Now, let's think about what happens as $h$ gets super, super close to $0$:
1. **If $u_2$ is not $0$**: As $h \to 0$, the term $h^4 u_1^6$ becomes $0$. So the limit is $\frac{u_1^2 u_2}{0 + 2u_2^2} = \frac{u_1^2 u_2}{2u_2^2}$. We can simplify this to $\frac{u_1^2}{2u_2}$. This is a clear number, so the directional derivative exists!
2. **If $u_2 = 0$**: Since $\mathbf{u}$ is a unit vector, if $u_2=0$, then $u_1$ must be either $1$ or $-1$ (because $u_1^2 + u_2^2 = 1$). In this case, our original function $f(x,y)$ with $y=0$ becomes $f(x,0) = \frac{x^2 \cdot 0}{x^6 + 2 \cdot 0^2} = \frac{0}{x^6} = 0$ (for $x \neq 0$). So $f(hu_1, 0) = 0$.
Then, $D_{\mathbf{u}} f(0,0) = \lim_{h \to 0} \frac{0 - 0}{h} = \lim_{h \to 0} 0 = 0$. This also exists!

Since the directional derivative exists for all possible directions, the first part is true!

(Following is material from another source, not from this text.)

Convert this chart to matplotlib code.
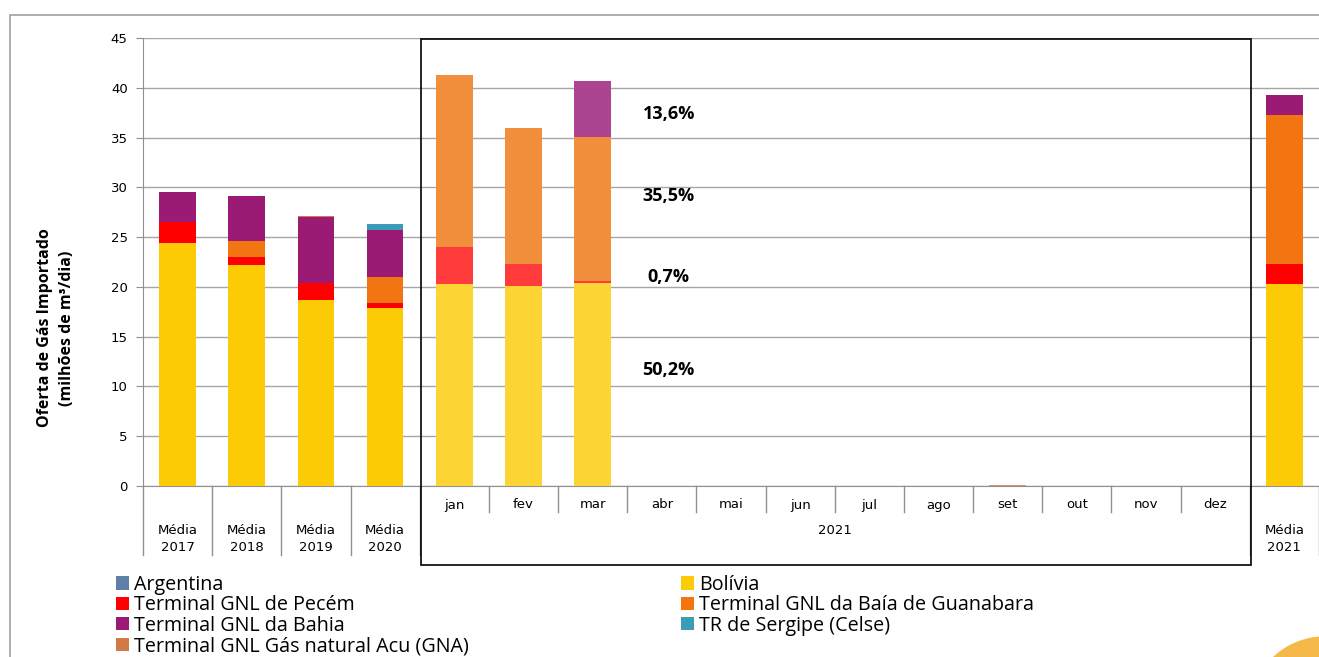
import matplotlib.pyplot as plt
from matplotlib.patches import Patch, Rectangle, Ellipse
import numpy as np

categorias = ["Média\n2017", "Média\n2018", "Média\n2019", "Média\n2020",
              "jan", "fev", "mar", "abr", "mai", "jun", "jul", "ago", "set", "out", "nov", "dez",
              "Média\n2021"]
ano_meses = "2021"

argentina = [0, 0, 0, 0, 0, 0, 0, 0, 0, 0, 0, 0, 0, 0, 0, 0, 0]
bolivia = [24.4, 22.2, 18.7, 17.9, 20.3, 20.1, 20.35, 0, 0, 0, 0, 0, 0, 0, 0, 0, 20.3]
pecem = [2.1, 0.8, 1.7, 0.5, 3.7, 2.2, 0.25, 0, 0, 0, 0, 0, 0, 0, 0, 0, 2.0]
guanabara = [0, 1.6, 0, 2.6, 17.3, 13.7, 14.5, 0, 0, 0, 0, 0, 0, 0, 0, 0, 15.0]
bahia = [3.0, 4.5, 6.6, 4.7, 0, 0, 5.6, 0, 0, 0, 0, 0, 0, 0, 0, 0, 2.0]
sergipe = [0, 0, 0, 0.6, 0, 0, 0, 0, 0, 0, 0, 0, 0, 0, 0, 0, 0]
gna = [0, 0, 0.15, 0, 0, 0, 0, 0, 0, 0, 0, 0, 0.15, 0, 0, 0, 0]

percentuais = ["13,6%", "35,5%", "0,7%", "50,2%"]
percentuais_y = [37.4, 29.1, 21.0, 11.7]

# cores: (médias, meses)
cores = {
    "Argentina": ("#5f7fa6", "#5f7fa6"),
    "Bolívia": ("#fdcb05", "#fcd535"),
    "Terminal GNL de Pecém": ("#ff0000", "#ff3b3b"),
    "Terminal GNL da Baía de Guanabara": ("#f27511", "#f28f3c"),
    "Terminal GNL da Bahia": ("#9b1a74", "#ac4490"),
    "TR de Sergipe (Celse)": ("#3a9cb8", "#3a9cb8"),
    "Terminal GNL Gás natural Acu (GNA)": ("#d07a45", "#d8906a"),
}
series = [
    ("Argentina", argentina),
    ("Bolívia", bolivia),
    ("Terminal GNL de Pecém", pecem),
    ("Terminal GNL da Baía de Guanabara", guanabara),
    ("Terminal GNL da Bahia", bahia),
    ("TR de Sergipe (Celse)", sergipe),
    ("Terminal GNL Gás natural Acu (GNA)", gna),
]

W, H = 1319, 657
fig = plt.figure(figsize=(W / 100, H / 100), dpi=100)
ax = fig.add_axes([143 / W, 1 - 486 / H, 1176 / W, 448 / H])

x = np.arange(len(categorias))
eh_mes = np.array([4 <= i <= 15 for i in x])
base = np.zeros(len(categorias))
for nome, vals in series:
    vals = np.array(vals, dtype=float)
    c_media, c_mes = cores[nome]
    cols = [c_mes if m else c_media for m in eh_mes]
    ax.bar(x, vals, bottom=base, width=0.53, color=cols, zorder=3)
    base += vals

ax.set_xlim(-0.5, len(categorias) - 0.5)
ax.set_ylim(0, 45)
ax.set_yticks(range(0, 46, 5))
ax.tick_params(axis="y", labelsize=9.5, length=5, color="#909090", pad=6)
ax.set_xticks([])
ax.grid(axis="y", color="#a6a6a6", lw=1, zorder=0)
for s in ["top", "right"]:
    ax.spines[s].set_visible(False)
ax.spines["left"].set_color("#909090")
ax.spines["bottom"].set_color("#909090")

tr = ax.get_xaxis_transform()
px = 1 / 448
# separadores de categoria
for b in [-0.5, 0.5, 1.5, 2.5, 3.5, 15.5, 16.5]:
    ax.plot([b, b], [0, -69 * px], transform=tr, color="#909090", lw=1, clip_on=False)
for b in np.arange(4.5, 15.5, 1):
    ax.plot([b, b], [0, -26 * px], transform=tr, color="#909090", lw=1, clip_on=False)

for i, lab in enumerate(categorias):
    if eh_mes[i]:
        ax.text(i, -19 * px, lab, transform=tr, ha="center", va="center", fontsize=9.5)
    else:
        ax.text(i, -53 * px, lab, transform=tr, ha="center", va="center", fontsize=9.5,
                linespacing=1.35)
ax.text(9.5, -45 * px, ano_meses, transform=tr, ha="center", va="center", fontsize=9.5)

# caixa dos meses de 2021
ax.add_patch(Rectangle((3.52, -79 * px), 12, 1 + 78 * px, transform=tr, fill=False,
                       edgecolor="black", lw=1.2, clip_on=False, zorder=5))

for txt, yv in zip(percentuais, percentuais_y):
    ax.text(7.1, yv, txt, ha="center", va="center", fontsize=13, fontweight="bold",
            family=["Open Sans", "DejaVu Sans"], zorder=6)

fig.text(56 / W, 1 - 328 / H, "Oferta de Gás Importado\n(milhões de m³/dia)", rotation=90,
         ha="center", va="center", fontsize=11.5, fontweight="bold",
         family=["Open Sans", "DejaVu Sans"], linespacing=1.45)

# moldura externa
fig.add_artist(Rectangle((10 / W, -0.1), 1.2, 1 - 15 / H + 0.1, transform=fig.transFigure,
                         fill=False, edgecolor="#a0a0a0", lw=1.2))
fig.add_artist(Ellipse((1325 / W, 1 - 712 / H), 150 / W, 150 / H, transform=fig.transFigure,
                       color="#f5b94a", clip_on=False))

handles = {nome: Patch(facecolor=cores[nome][0], edgecolor="none") for nome, _ in series}
col1 = ["Argentina", "Terminal GNL de Pecém", "Terminal GNL da Bahia",
        "Terminal GNL Gás natural Acu (GNA)"]
col2 = ["Bolívia", "Terminal GNL da Baía de Guanabara", "TR de Sergipe (Celse)"]
for cols_leg, x0 in [(col1, 116), (col2, 681)]:
    fig.legend([handles[n] for n in cols_leg], cols_leg, loc="upper left",
               bbox_to_anchor=(x0 / W, 1 - 575 / H), frameon=False, ncol=1,
               prop={"family": ["Open Sans", "DejaVu Sans"], "size": 14.2},
               handlelength=0.65, handleheight=0.65, handletextpad=0.25, labelspacing=0.02,
               borderaxespad=0, borderpad=0)

fig.savefig("out.png", dpi=100)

Second, let's check if $f$ is continuous at $(0,0)$. For a function to be continuous at a point, its value as you approach that point must be the same as its value exactly at that point. So, we need $\lim_{(x,y) \to (0,0)} f(x,y)$ to be equal to $f(0,0)$, which is $0$.

To show a function is *not* continuous, we just need to find *one* way to approach $(0,0)$ where the function's value doesn't get close to $0$ (or doesn't settle on any number at all).
Let's try a special path where $y = x^3$. (This is a clever trick! We pick this path because if $y=x^3$, then $y^2 = (x^3)^2 = x^6$. This makes the powers in the denominator, $x^6$ and $2y^2$, both turn into $x^6$ terms, which helps us see what happens).

Let's plug $y=x^3$ into our function $f(x,y)$:
$f(x, x^3) = \frac{x^2 (x^3)}{x^6 + 2(x^3)^2}$
$= \frac{x^5}{x^6 + 2x^6}$
$= \frac{x^5}{3x^6}$

Now, we can simplify this fraction (as long as $x \neq 0$):
$= \frac{1}{3x}$

What happens as $(x,y)$ approaches $(0,0)$ along this path $y=x^3$? This means $x$ is getting super, super close to $0$. Let's look at the limit:
$\lim_{x \to 0} \frac{1}{3x}$

This limit **does not exist**! If $x$ is a tiny positive number, $\frac{1}{3x}$ becomes a huge positive number. If $x$ is a tiny negative number, $\frac{1}{3x}$ becomes a huge negative number. Since the function's value doesn't settle down to a single number (and certainly not $0$) as we get closer to $(0,0)$ along this path, the function $f$ is **not continuous** at $(0,0)$.